## Instructions for the task
Pull out every line containing the string "this".

## BEGIN Dataset records

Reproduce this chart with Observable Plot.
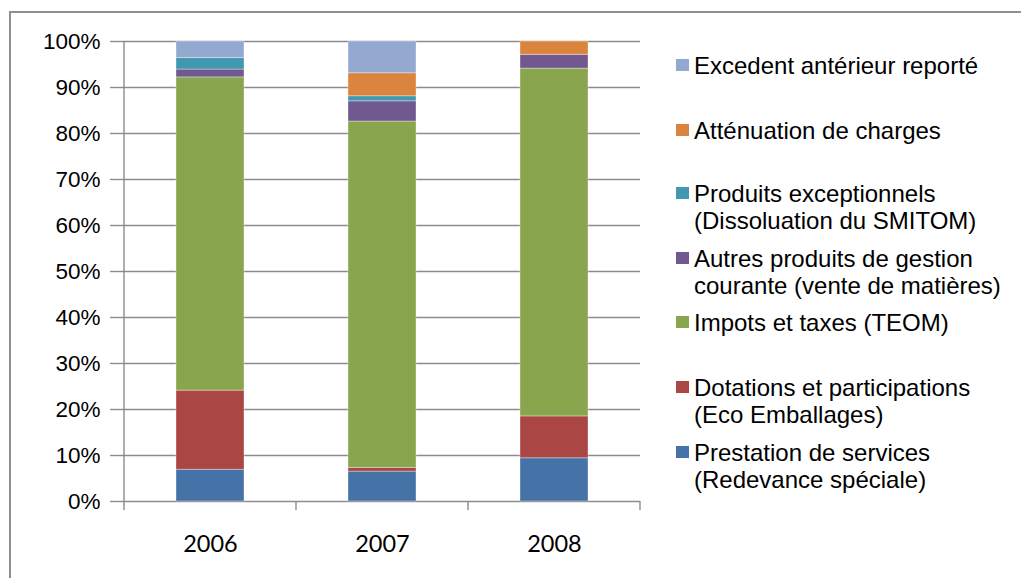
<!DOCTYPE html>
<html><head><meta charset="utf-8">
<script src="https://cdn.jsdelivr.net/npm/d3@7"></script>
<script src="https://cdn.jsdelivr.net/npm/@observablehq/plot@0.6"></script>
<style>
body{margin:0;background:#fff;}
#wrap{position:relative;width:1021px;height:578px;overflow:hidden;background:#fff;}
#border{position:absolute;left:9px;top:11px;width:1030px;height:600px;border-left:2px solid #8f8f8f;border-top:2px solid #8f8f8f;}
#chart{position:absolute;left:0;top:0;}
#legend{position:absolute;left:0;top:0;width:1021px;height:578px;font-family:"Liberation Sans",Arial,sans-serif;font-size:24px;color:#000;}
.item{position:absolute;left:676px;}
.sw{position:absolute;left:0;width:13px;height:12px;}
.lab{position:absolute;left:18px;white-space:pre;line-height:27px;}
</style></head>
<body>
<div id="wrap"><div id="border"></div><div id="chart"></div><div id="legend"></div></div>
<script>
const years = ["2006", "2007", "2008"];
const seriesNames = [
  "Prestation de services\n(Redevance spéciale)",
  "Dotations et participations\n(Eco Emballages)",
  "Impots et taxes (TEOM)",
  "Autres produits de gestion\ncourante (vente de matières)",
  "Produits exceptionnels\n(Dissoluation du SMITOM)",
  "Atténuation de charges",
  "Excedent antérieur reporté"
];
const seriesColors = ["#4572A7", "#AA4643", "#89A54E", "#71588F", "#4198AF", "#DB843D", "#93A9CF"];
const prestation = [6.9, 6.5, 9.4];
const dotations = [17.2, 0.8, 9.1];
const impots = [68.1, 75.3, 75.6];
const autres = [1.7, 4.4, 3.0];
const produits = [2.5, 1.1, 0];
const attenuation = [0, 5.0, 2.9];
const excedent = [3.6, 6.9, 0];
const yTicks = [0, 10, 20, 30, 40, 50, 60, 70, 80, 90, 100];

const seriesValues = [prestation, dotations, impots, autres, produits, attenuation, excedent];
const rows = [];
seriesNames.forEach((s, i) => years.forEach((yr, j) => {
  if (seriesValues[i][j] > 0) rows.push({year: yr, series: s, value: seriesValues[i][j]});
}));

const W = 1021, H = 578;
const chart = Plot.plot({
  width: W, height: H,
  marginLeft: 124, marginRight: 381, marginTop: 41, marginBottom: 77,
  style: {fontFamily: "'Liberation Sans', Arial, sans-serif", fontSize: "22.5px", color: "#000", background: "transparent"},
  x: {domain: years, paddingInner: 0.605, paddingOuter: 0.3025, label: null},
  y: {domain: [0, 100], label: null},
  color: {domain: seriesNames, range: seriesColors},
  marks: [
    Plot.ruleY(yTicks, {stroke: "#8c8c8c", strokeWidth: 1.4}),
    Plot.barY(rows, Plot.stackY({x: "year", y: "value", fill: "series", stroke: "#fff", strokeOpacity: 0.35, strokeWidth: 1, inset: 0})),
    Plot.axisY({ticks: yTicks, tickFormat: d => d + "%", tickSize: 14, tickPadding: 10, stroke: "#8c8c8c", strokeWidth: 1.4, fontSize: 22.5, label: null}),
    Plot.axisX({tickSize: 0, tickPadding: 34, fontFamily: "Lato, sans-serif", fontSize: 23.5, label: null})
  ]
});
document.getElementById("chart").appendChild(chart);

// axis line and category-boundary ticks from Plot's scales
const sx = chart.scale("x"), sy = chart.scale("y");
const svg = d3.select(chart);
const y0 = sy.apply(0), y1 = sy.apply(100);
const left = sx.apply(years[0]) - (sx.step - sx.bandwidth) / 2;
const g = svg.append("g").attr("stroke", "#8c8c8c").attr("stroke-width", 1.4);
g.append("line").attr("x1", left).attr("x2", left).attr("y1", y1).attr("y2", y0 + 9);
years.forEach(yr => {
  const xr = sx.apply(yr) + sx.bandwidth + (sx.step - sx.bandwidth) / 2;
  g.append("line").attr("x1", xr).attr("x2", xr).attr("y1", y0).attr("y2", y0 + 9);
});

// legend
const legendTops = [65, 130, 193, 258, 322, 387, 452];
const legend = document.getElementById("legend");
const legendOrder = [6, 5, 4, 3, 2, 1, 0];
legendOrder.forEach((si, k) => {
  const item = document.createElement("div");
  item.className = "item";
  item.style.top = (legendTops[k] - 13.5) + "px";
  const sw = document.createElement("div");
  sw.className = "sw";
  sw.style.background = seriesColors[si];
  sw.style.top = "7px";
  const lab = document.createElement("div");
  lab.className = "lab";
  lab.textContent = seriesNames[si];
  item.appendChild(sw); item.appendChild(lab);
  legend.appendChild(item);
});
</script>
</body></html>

## END Dataset records
## BEGIN Dataset records

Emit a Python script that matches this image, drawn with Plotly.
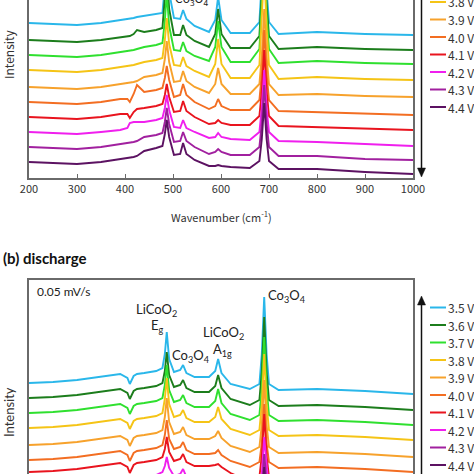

## END Dataset records
## BEGIN Dataset records

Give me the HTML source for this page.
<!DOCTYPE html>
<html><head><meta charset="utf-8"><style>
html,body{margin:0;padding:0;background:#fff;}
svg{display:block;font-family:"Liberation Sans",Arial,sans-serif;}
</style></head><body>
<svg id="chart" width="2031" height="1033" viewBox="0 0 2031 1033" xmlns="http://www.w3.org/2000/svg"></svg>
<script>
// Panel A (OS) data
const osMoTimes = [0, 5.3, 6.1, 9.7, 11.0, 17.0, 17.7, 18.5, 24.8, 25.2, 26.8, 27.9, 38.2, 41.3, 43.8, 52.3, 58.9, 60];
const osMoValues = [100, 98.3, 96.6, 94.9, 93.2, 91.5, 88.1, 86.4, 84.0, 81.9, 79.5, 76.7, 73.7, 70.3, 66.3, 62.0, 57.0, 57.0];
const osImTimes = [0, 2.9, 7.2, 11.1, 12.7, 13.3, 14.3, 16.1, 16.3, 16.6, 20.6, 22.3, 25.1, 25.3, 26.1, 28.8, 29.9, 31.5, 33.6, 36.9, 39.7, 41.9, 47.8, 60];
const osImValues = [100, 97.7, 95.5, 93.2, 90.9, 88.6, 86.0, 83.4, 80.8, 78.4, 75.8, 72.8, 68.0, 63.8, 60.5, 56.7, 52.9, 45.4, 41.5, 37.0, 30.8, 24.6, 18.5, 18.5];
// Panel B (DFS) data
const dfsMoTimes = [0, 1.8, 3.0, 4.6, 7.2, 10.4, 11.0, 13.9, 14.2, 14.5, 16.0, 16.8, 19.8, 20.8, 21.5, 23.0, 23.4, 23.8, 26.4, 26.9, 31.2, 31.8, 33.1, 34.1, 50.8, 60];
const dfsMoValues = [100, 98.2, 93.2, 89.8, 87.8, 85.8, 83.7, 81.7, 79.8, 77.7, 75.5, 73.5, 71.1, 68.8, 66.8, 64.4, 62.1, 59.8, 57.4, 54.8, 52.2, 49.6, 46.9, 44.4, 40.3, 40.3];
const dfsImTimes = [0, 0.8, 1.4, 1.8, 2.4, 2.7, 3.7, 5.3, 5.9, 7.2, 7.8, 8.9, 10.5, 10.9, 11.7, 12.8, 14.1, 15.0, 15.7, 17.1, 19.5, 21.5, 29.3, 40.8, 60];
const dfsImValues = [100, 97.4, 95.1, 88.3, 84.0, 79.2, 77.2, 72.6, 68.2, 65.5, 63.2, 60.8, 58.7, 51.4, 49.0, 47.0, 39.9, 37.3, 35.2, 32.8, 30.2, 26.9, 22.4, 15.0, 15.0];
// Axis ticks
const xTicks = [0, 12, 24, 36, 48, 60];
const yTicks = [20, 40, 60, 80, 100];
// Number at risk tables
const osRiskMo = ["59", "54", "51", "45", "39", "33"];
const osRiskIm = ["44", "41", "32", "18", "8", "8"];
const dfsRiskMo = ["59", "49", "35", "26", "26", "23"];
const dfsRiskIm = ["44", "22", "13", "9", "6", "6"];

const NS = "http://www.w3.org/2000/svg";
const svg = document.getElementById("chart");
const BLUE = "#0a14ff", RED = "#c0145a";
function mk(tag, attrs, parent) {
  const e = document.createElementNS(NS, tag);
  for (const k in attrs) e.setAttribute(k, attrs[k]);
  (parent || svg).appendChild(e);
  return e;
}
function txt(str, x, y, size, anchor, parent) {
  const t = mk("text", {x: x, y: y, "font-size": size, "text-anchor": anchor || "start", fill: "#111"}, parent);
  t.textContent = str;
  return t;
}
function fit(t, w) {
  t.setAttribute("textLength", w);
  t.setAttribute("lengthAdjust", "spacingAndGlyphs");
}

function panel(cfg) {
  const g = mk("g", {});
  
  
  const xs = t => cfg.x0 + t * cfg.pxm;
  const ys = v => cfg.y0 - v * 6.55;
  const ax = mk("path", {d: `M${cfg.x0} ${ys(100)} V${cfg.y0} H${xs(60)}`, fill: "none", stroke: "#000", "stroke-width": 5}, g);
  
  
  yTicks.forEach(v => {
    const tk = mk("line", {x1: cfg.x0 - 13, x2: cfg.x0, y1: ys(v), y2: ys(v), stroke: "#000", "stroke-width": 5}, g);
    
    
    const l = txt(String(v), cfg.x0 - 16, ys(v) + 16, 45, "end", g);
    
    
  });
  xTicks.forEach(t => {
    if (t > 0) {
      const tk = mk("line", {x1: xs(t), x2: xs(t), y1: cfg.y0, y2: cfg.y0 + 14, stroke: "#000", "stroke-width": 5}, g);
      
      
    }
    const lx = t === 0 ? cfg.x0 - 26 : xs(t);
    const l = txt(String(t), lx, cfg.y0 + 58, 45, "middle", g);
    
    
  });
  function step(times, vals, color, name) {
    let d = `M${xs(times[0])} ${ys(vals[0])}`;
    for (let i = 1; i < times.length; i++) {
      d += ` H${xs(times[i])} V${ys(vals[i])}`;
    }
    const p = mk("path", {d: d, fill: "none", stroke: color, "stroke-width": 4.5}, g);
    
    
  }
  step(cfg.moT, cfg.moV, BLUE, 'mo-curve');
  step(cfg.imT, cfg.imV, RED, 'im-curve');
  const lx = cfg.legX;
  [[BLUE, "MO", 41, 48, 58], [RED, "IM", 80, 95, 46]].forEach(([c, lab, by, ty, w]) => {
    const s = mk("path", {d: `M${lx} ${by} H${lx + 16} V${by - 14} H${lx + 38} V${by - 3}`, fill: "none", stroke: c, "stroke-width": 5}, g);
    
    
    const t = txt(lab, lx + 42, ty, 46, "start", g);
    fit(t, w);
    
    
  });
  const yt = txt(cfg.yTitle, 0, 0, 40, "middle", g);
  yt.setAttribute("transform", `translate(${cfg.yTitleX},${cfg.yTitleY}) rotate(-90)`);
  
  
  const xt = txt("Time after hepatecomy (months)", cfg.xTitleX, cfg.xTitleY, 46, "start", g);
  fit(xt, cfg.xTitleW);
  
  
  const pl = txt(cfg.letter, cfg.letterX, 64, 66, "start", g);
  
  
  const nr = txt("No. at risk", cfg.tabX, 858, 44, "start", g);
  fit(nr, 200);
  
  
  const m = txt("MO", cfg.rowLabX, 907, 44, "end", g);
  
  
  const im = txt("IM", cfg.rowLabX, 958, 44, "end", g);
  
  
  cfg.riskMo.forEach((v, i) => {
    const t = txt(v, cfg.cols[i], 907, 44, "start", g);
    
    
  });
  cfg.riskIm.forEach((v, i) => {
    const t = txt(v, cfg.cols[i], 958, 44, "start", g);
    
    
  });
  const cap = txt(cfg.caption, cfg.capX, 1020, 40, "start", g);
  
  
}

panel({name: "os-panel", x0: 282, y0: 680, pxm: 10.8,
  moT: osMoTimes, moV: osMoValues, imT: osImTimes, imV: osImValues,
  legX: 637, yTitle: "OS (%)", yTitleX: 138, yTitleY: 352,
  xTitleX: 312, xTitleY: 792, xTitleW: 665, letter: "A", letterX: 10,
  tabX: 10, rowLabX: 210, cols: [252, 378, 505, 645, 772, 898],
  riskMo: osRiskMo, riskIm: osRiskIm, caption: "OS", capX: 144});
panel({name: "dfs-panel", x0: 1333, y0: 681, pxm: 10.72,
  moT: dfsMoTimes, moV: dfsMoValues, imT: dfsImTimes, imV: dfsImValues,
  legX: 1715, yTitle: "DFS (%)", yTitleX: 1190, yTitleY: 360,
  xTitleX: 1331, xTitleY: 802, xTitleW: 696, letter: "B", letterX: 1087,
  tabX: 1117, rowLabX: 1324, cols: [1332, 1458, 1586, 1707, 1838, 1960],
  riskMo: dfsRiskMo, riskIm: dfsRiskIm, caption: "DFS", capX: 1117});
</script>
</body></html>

## END Dataset records

## Output of the task
Reproduce this chart with Observable Plot.
Emit a Python script that matches this image, drawn with Plotly.
Give me the HTML source for this page.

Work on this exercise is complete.